▶ _Entries with chart source code_
-- Start --
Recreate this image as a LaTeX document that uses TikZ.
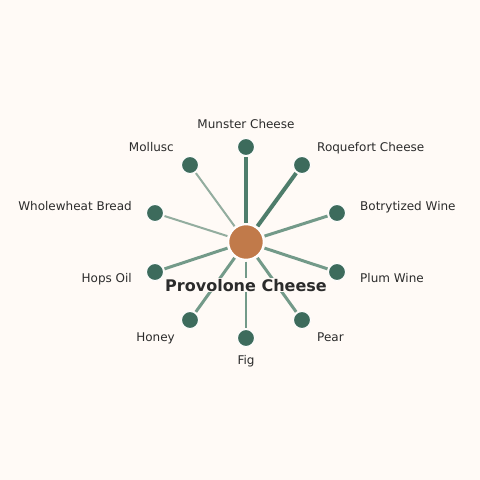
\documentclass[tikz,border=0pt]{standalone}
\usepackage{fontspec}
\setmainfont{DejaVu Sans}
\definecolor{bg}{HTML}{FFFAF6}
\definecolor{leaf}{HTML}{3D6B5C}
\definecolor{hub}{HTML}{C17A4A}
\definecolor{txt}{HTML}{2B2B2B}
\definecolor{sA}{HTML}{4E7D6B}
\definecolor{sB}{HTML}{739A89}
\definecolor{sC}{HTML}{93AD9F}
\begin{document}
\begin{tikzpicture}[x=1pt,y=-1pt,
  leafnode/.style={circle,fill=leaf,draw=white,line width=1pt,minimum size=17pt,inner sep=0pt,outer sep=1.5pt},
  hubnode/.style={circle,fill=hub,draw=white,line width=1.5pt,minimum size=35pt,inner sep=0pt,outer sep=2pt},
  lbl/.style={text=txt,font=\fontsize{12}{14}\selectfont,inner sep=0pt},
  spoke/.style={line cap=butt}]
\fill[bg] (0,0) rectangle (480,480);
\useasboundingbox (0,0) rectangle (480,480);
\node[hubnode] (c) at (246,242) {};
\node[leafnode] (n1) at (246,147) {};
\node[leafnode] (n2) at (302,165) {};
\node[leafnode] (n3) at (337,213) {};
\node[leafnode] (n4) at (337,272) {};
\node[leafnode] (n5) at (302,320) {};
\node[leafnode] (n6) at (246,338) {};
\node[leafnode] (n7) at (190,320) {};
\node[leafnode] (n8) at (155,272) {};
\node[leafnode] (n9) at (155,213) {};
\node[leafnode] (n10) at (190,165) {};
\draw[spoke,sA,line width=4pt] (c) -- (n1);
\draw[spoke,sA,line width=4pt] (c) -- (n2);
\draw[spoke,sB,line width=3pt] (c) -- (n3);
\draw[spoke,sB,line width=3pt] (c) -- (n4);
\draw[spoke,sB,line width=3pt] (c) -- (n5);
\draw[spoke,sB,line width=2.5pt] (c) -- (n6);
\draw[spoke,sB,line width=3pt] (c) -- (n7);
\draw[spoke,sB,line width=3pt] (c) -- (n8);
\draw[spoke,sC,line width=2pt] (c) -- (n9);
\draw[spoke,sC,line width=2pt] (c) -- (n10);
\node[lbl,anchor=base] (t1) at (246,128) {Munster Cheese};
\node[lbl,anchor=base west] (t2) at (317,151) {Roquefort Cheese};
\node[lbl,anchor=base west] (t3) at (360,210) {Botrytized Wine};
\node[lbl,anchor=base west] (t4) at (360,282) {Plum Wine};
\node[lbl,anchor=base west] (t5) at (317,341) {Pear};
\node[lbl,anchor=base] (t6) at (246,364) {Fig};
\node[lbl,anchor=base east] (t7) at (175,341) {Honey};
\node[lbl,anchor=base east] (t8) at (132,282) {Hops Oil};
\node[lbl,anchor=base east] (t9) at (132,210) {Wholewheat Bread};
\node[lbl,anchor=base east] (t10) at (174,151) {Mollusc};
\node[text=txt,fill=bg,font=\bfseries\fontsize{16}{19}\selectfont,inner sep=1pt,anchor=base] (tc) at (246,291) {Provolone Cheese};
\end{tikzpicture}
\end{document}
-- End --
-- Start --
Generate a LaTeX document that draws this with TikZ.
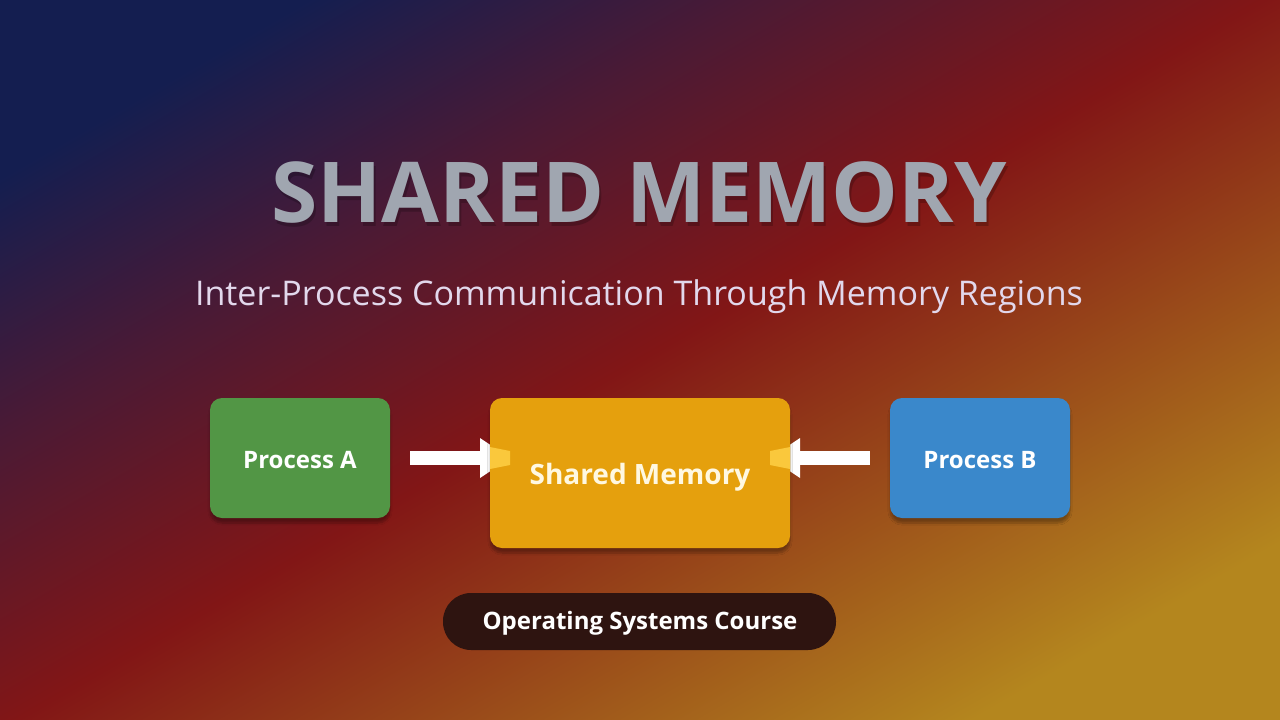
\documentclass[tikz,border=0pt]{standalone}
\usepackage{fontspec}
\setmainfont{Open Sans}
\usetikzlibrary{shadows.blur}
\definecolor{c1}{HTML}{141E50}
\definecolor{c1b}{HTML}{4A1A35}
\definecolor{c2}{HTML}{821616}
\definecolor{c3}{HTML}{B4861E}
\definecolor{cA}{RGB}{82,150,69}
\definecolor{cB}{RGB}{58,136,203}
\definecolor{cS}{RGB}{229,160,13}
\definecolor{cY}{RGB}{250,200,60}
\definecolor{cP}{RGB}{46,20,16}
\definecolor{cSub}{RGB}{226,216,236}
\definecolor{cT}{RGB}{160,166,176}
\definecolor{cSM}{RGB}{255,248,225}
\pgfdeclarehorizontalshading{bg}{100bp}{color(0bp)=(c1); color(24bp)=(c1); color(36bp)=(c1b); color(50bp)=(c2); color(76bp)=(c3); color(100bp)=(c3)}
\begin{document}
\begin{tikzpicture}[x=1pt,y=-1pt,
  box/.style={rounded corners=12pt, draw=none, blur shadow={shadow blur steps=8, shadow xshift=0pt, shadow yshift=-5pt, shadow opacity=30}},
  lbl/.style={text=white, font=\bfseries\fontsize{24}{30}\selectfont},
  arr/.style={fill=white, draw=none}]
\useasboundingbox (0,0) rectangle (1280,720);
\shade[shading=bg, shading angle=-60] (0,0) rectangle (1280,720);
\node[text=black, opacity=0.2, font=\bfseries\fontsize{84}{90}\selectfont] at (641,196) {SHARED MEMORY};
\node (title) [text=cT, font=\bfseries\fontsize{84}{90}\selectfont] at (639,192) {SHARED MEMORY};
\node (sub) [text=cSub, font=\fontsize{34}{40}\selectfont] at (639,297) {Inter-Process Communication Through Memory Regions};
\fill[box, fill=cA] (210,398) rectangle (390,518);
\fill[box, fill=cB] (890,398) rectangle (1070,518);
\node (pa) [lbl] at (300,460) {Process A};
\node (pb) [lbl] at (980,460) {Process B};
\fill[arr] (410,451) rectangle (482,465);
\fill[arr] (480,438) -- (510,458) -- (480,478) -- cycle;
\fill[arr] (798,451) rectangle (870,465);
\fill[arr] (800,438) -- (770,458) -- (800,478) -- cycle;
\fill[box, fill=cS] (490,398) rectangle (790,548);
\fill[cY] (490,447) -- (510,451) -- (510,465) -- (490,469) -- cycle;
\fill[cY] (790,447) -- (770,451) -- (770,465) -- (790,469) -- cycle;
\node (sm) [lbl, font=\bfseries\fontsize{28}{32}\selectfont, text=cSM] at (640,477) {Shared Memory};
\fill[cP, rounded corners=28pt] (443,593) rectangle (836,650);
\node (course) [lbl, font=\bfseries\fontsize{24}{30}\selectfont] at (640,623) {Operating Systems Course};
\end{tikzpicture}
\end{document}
-- End --
-- Start --
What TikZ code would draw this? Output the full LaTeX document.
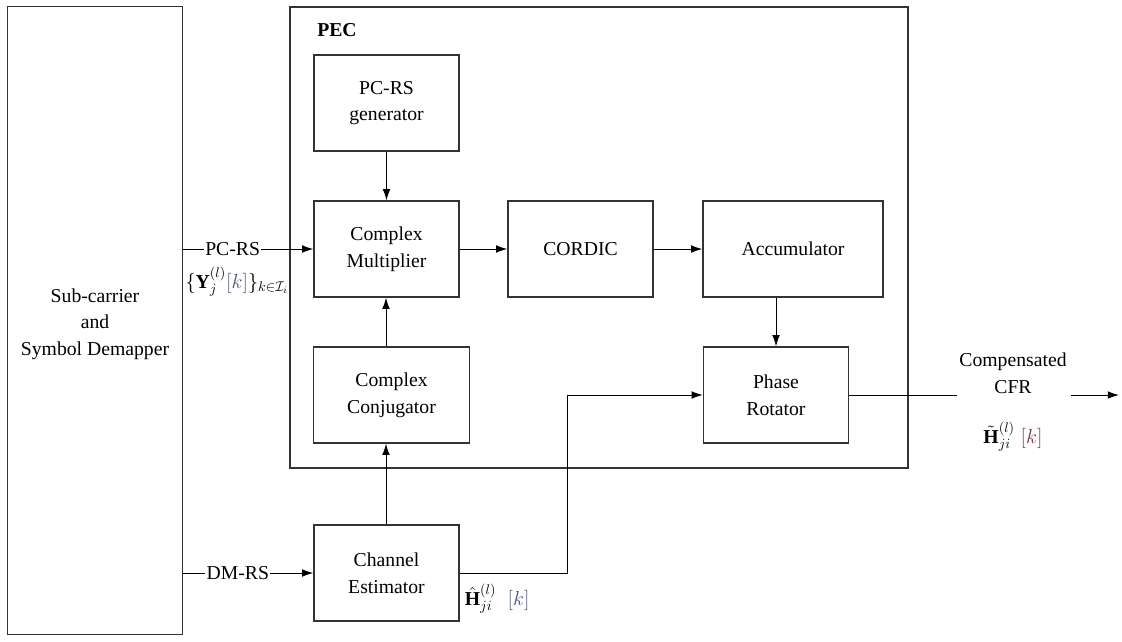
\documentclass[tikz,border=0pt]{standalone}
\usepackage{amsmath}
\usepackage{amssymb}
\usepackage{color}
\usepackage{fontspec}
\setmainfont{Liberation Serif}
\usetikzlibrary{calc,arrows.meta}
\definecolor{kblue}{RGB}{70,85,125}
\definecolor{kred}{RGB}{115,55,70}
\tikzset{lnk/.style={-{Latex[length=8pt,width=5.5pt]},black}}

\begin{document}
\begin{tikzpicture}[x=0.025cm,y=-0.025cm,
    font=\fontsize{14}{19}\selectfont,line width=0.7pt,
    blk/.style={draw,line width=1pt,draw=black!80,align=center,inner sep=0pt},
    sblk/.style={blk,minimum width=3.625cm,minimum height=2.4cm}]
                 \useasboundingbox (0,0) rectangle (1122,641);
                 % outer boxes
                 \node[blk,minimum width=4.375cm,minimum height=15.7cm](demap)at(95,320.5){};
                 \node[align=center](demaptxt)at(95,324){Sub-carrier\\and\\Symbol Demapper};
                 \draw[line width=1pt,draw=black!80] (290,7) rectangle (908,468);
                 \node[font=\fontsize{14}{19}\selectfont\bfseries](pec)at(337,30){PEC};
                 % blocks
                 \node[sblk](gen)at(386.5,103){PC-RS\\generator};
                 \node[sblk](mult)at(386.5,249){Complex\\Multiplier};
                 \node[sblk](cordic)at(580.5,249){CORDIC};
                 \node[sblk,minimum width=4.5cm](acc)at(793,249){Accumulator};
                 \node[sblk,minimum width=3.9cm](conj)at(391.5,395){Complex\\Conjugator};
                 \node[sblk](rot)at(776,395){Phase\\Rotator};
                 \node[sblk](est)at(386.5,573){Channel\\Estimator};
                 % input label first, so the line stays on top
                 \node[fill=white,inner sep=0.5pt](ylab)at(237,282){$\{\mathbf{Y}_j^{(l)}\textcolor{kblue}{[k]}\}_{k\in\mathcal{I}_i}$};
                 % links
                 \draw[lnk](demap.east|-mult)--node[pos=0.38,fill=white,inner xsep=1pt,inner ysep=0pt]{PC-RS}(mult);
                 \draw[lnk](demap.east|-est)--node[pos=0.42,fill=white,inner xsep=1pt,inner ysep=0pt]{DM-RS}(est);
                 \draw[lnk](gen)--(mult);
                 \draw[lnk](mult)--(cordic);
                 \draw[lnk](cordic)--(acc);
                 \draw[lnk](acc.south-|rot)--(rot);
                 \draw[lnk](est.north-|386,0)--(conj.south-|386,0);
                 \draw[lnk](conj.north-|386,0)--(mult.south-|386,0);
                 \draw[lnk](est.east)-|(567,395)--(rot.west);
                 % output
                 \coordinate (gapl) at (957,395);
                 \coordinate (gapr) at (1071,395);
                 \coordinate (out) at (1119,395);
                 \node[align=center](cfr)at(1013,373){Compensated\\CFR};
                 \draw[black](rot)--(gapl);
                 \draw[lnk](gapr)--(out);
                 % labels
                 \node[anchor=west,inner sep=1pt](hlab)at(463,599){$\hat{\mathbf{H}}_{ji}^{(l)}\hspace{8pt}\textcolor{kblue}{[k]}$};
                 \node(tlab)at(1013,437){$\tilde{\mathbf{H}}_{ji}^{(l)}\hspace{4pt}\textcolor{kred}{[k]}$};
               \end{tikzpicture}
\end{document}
-- End --
▶ _Exercise directions_
Gather each line in the data that holds the string "this".

▶ _Answer to the problem_
Recreate this image as a LaTeX document that uses TikZ.
Generate a LaTeX document that draws this with TikZ.
What TikZ code would draw this? Output the full LaTeX document.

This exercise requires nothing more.